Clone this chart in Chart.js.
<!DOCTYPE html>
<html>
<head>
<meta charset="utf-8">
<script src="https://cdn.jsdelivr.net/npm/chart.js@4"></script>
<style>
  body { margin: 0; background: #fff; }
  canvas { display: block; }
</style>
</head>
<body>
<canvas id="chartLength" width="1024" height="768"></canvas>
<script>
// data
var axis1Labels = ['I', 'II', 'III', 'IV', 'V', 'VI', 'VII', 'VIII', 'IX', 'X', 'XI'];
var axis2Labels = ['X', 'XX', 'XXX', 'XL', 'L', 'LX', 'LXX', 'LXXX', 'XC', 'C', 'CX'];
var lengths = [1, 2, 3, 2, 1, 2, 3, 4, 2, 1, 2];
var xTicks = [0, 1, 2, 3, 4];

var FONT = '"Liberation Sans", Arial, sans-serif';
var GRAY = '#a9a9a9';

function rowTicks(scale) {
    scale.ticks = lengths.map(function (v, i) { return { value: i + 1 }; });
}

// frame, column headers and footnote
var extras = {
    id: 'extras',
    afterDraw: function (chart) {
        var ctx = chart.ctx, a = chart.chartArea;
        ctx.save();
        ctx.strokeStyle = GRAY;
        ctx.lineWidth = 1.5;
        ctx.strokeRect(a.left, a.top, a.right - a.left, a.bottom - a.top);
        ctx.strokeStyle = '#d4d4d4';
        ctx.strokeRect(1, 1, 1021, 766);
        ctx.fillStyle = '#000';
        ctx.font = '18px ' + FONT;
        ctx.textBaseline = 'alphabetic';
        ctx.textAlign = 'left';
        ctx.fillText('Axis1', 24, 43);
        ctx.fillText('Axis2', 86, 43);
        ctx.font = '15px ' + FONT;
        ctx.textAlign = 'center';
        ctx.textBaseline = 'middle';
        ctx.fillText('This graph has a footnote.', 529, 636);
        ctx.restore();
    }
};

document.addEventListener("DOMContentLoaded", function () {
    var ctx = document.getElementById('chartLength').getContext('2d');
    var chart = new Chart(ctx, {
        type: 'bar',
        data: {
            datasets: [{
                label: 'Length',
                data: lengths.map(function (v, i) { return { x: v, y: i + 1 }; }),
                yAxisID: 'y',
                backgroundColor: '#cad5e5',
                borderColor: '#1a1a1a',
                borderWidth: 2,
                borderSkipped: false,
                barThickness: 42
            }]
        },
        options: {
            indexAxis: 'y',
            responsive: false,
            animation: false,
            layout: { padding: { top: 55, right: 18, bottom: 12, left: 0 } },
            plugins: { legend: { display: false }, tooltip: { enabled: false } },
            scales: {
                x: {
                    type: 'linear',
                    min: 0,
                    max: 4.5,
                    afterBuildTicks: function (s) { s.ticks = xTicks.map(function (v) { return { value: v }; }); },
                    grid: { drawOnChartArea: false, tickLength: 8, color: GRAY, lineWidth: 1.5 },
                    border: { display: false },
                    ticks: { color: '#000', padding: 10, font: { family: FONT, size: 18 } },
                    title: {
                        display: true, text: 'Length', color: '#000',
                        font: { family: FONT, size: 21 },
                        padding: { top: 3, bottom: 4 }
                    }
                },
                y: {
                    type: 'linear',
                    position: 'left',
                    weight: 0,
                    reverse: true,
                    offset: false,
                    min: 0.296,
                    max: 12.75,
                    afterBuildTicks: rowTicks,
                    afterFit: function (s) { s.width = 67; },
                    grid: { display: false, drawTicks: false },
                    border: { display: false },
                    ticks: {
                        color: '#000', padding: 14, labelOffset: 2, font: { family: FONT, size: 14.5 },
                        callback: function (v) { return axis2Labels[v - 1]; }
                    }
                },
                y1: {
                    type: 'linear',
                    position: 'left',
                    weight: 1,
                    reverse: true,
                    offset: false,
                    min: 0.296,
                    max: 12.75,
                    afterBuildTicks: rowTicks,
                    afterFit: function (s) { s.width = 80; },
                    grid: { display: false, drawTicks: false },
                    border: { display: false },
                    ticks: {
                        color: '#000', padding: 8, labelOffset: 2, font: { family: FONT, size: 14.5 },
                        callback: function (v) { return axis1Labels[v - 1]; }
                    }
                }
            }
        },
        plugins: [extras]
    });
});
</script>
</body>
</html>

__Exercise aim__: All of the lines above need to be given again exactly.

__Solution to the problem__:
Clone this chart in Chart.js.
<!DOCTYPE html>
<html>
<head>
<meta charset="utf-8">
<script src="https://cdn.jsdelivr.net/npm/chart.js@4"></script>
<style>
  body { margin: 0; background: #fff; }
  canvas { display: block; }
</style>
</head>
<body>
<canvas id="chartLength" width="1024" height="768"></canvas>
<script>
// data
var axis1Labels = ['I', 'II', 'III', 'IV', 'V', 'VI', 'VII', 'VIII', 'IX', 'X', 'XI'];
var axis2Labels = ['X', 'XX', 'XXX', 'XL', 'L', 'LX', 'LXX', 'LXXX', 'XC', 'C', 'CX'];
var lengths = [1, 2, 3, 2, 1, 2, 3, 4, 2, 1, 2];
var xTicks = [0, 1, 2, 3, 4];

var FONT = '"Liberation Sans", Arial, sans-serif';
var GRAY = '#a9a9a9';

function rowTicks(scale) {
    scale.ticks = lengths.map(function (v, i) { return { value: i + 1 }; });
}

// frame, column headers and footnote
var extras = {
    id: 'extras',
    afterDraw: function (chart) {
        var ctx = chart.ctx, a = chart.chartArea;
        ctx.save();
        ctx.strokeStyle = GRAY;
        ctx.lineWidth = 1.5;
        ctx.strokeRect(a.left, a.top, a.right - a.left, a.bottom - a.top);
        ctx.strokeStyle = '#d4d4d4';
        ctx.strokeRect(1, 1, 1021, 766);
        ctx.fillStyle = '#000';
        ctx.font = '18px ' + FONT;
        ctx.textBaseline = 'alphabetic';
        ctx.textAlign = 'left';
        ctx.fillText('Axis1', 24, 43);
        ctx.fillText('Axis2', 86, 43);
        ctx.font = '15px ' + FONT;
        ctx.textAlign = 'center';
        ctx.textBaseline = 'middle';
        ctx.fillText('This graph has a footnote.', 529, 636);
        ctx.restore();
    }
};

document.addEventListener("DOMContentLoaded", function () {
    var ctx = document.getElementById('chartLength').getContext('2d');
    var chart = new Chart(ctx, {
        type: 'bar',
        data: {
            datasets: [{
                label: 'Length',
                data: lengths.map(function (v, i) { return { x: v, y: i + 1 }; }),
                yAxisID: 'y',
                backgroundColor: '#cad5e5',
                borderColor: '#1a1a1a',
                borderWidth: 2,
                borderSkipped: false,
                barThickness: 42
            }]
        },
        options: {
            indexAxis: 'y',
            responsive: false,
            animation: false,
            layout: { padding: { top: 55, right: 18, bottom: 12, left: 0 } },
            plugins: { legend: { display: false }, tooltip: { enabled: false } },
            scales: {
                x: {
                    type: 'linear',
                    min: 0,
                    max: 4.5,
                    afterBuildTicks: function (s) { s.ticks = xTicks.map(function (v) { return { value: v }; }); },
                    grid: { drawOnChartArea: false, tickLength: 8, color: GRAY, lineWidth: 1.5 },
                    border: { display: false },
                    ticks: { color: '#000', padding: 10, font: { family: FONT, size: 18 } },
                    title: {
                        display: true, text: 'Length', color: '#000',
                        font: { family: FONT, size: 21 },
                        padding: { top: 3, bottom: 4 }
                    }
                },
                y: {
                    type: 'linear',
                    position: 'left',
                    weight: 0,
                    reverse: true,
                    offset: false,
                    min: 0.296,
                    max: 12.75,
                    afterBuildTicks: rowTicks,
                    afterFit: function (s) { s.width = 67; },
                    grid: { display: false, drawTicks: false },
                    border: { display: false },
                    ticks: {
                        color: '#000', padding: 14, labelOffset: 2, font: { family: FONT, size: 14.5 },
                        callback: function (v) { return axis2Labels[v - 1]; }
                    }
                },
                y1: {
                    type: 'linear',
                    position: 'left',
                    weight: 1,
                    reverse: true,
                    offset: false,
                    min: 0.296,
                    max: 12.75,
                    afterBuildTicks: rowTicks,
                    afterFit: function (s) { s.width = 80; },
                    grid: { display: false, drawTicks: false },
                    border: { display: false },
                    ticks: {
                        color: '#000', padding: 8, labelOffset: 2, font: { family: FONT, size: 14.5 },
                        callback: function (v) { return axis1Labels[v - 1]; }
                    }
                }
            }
        },
        plugins: [extras]
    });
});
</script>
</body>
</html>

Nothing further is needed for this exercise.